_Exercise task_:
Return, without pictures, the lines from the start of the data through the one that contains "from bokeh.resources import INLINE".

++++

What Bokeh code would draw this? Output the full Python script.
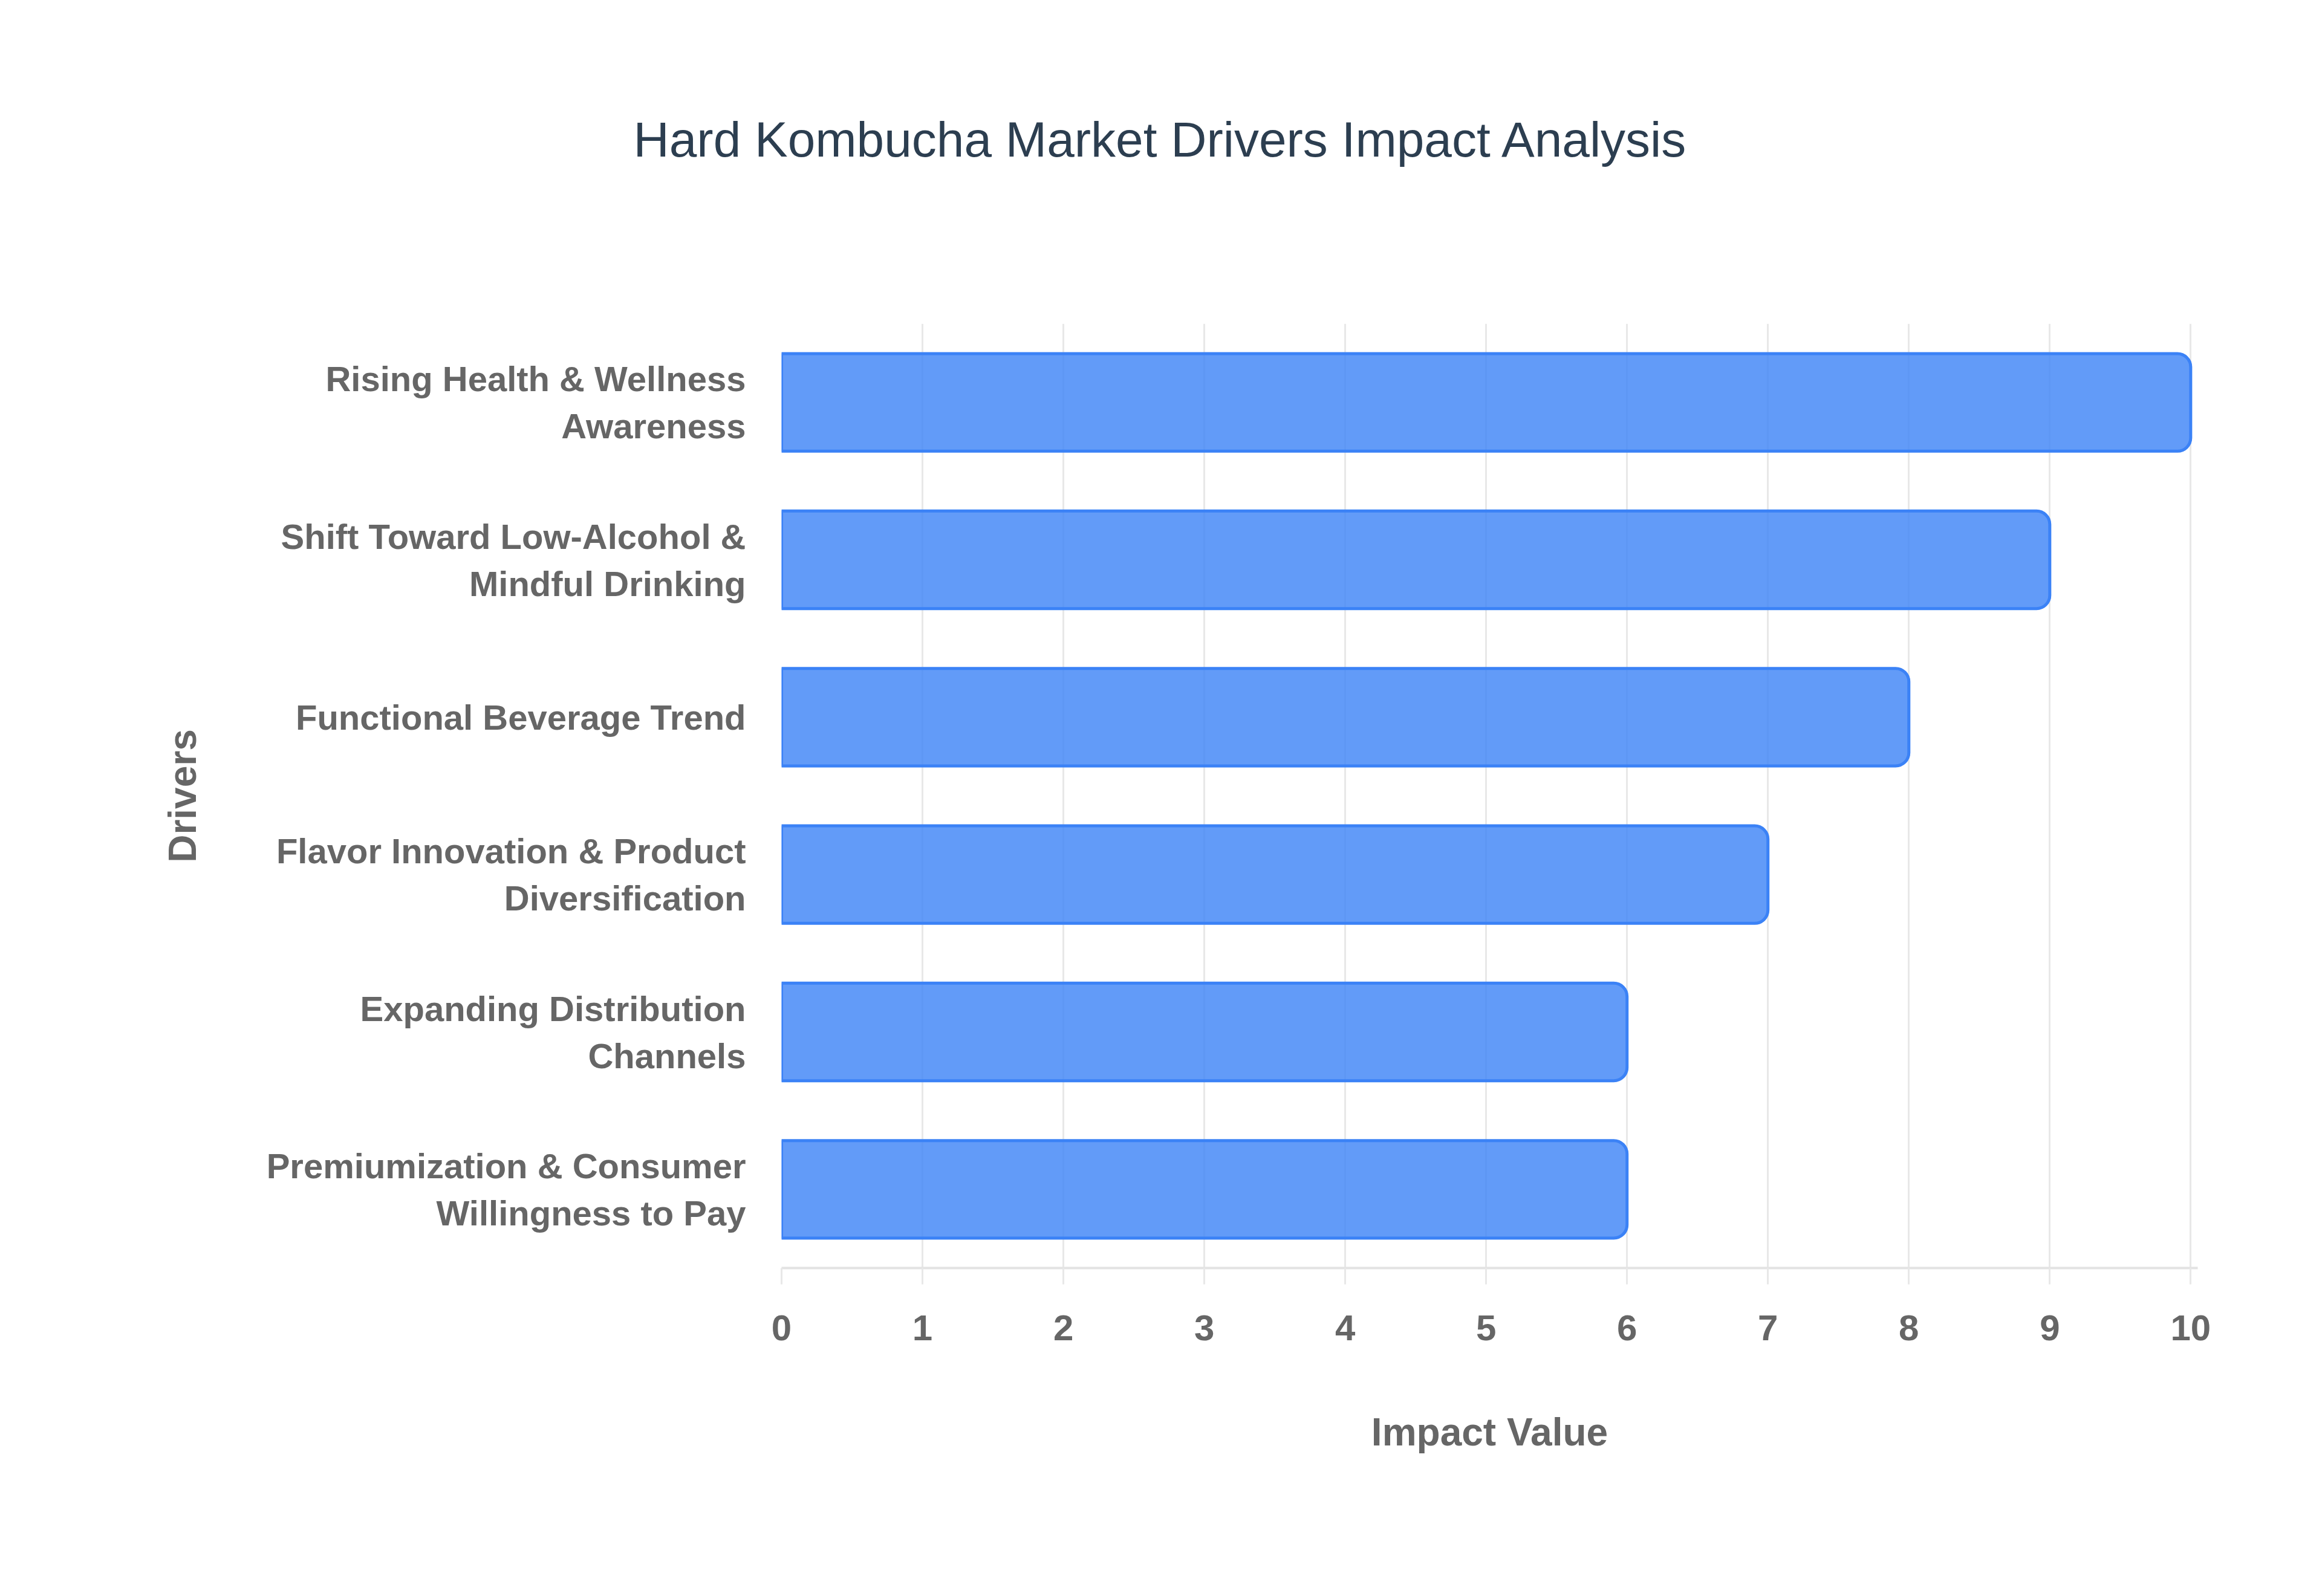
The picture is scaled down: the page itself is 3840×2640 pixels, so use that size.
from bokeh.plotting import figure
from bokeh.models import ColumnDataSource, FactorRange, Range1d, FixedTicker, LinearAxis
from bokeh.embed import file_html
from bokeh.resources import INLINE

# Drivers, top to bottom (line breaks as in the chart)
drivers = [
    "Rising Health & Wellness\nAwareness",
    "Shift Toward Low-Alcohol &\nMindful Drinking",
    "Functional Beverage Trend",
    "Flavor Innovation & Product\nDiversification",
    "Expanding Distribution\nChannels",
    "Premiumization & Consumer\nWillingness to Pay",
]
impact = [10, 9, 8, 7, 6, 6]
x_ticks = [0, 1, 2, 3, 4, 5, 6, 7, 8, 9, 10]

LABEL_FONT = "Liberation Sans"
LABEL_COLOR = "#666666"
BAR_COLOR = "#3b82f6"

source = ColumnDataSource(data=dict(driver=drivers, impact=impact))

p = figure(
    width=3824, height=2624,
    y_range=FactorRange(factors=drivers[::-1]),
    x_range=Range1d(0, 10.05),
    output_backend="svg", toolbar_location=None,
    min_border_left=1292, min_border_right=190,
    min_border_top=535, min_border_bottom=527,
)
p.outline_line_color = None
p.background_fill_color = "white"
p.border_fill_color = "white"

# bars with rounded right ends
p.hbar(y="driver", left=0, right="impact", height=0.62, source=source,
       fill_color=BAR_COLOR, fill_alpha=0.8,
       line_color=BAR_COLOR, line_width=5,
       border_radius=(0, 22, 22, 0))

# blank axis above the frame: a white tick with no label, only used as a gap under the title
gap = LinearAxis(ticker=FixedTicker(ticks=[0]), axis_line_color=None,
                 major_tick_line_color="white", minor_tick_line_color=None,
                 major_tick_out=255, major_tick_in=0, major_label_standoff=0,
                 major_label_text_color=None, major_label_text_font_size="1px")
p.add_layout(gap, "above")

# title
p.title.text = "Hard Kombucha Market Drivers Impact Analysis"
p.title.text_font = LABEL_FONT
p.title.text_font_size = "82px"
p.title.text_font_style = "normal"
p.title.text_color = "#2c3e50"
p.title.align = "left"
p.title.offset = -245

# x axis
xaxis = p.below[0]
xaxis.ticker = FixedTicker(ticks=x_ticks)
xaxis.axis_label = "Impact Value"
xaxis.axis_label_text_font = LABEL_FONT
xaxis.axis_label_text_font_size = "64px"
xaxis.axis_label_text_font_style = "bold"
xaxis.axis_label_text_color = LABEL_COLOR
xaxis.axis_label_standoff = 113
xaxis.major_label_text_font = LABEL_FONT
xaxis.major_label_text_font_size = "60px"
xaxis.major_label_text_font_style = "bold"
xaxis.major_label_text_color = LABEL_COLOR
xaxis.major_label_standoff = 51
xaxis.axis_line_color = "#e3e3e3"
xaxis.axis_line_width = 4
xaxis.major_tick_line_color = "#e8e8e8"
xaxis.major_tick_line_width = 3
xaxis.major_tick_out = 27
xaxis.major_tick_in = 0
xaxis.minor_tick_line_color = None

# y axis
p.yaxis.axis_label = "Drivers"
p.yaxis.axis_label_text_font = LABEL_FONT
p.yaxis.axis_label_text_font_size = "64px"
p.yaxis.axis_label_text_font_style = "bold"
p.yaxis.axis_label_text_color = LABEL_COLOR
p.yaxis.axis_label_standoff = 100
p.yaxis.major_label_text_font = LABEL_FONT
p.yaxis.major_label_text_font_size = "58px"
p.yaxis.major_label_text_font_style = "bold"
p.yaxis.major_label_text_color = LABEL_COLOR
p.yaxis.major_label_text_line_height = 1.2
p.yaxis.major_label_standoff = 59
p.yaxis.axis_line_color = None
p.yaxis.major_tick_line_color = None
p.yaxis.major_tick_out = 0
p.yaxis.major_tick_in = 0

# grid (vertical lines follow the bottom axis ticks)
p.ygrid.grid_line_color = None
p.xgrid.ticker = FixedTicker(ticks=x_ticks)
p.xgrid.grid_line_color = "#e8e8e8"
p.xgrid.grid_line_width = 3

open("out.html", "w").write(file_html(p, INLINE))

++++

_Task solution_:
What Bokeh code would draw this? Output the full Python script.
The picture is scaled down: the page itself is 3840×2640 pixels, so use that size.
from bokeh.plotting import figure
from bokeh.models import ColumnDataSource, FactorRange, Range1d, FixedTicker, LinearAxis
from bokeh.embed import file_html
from bokeh.resources import INLINE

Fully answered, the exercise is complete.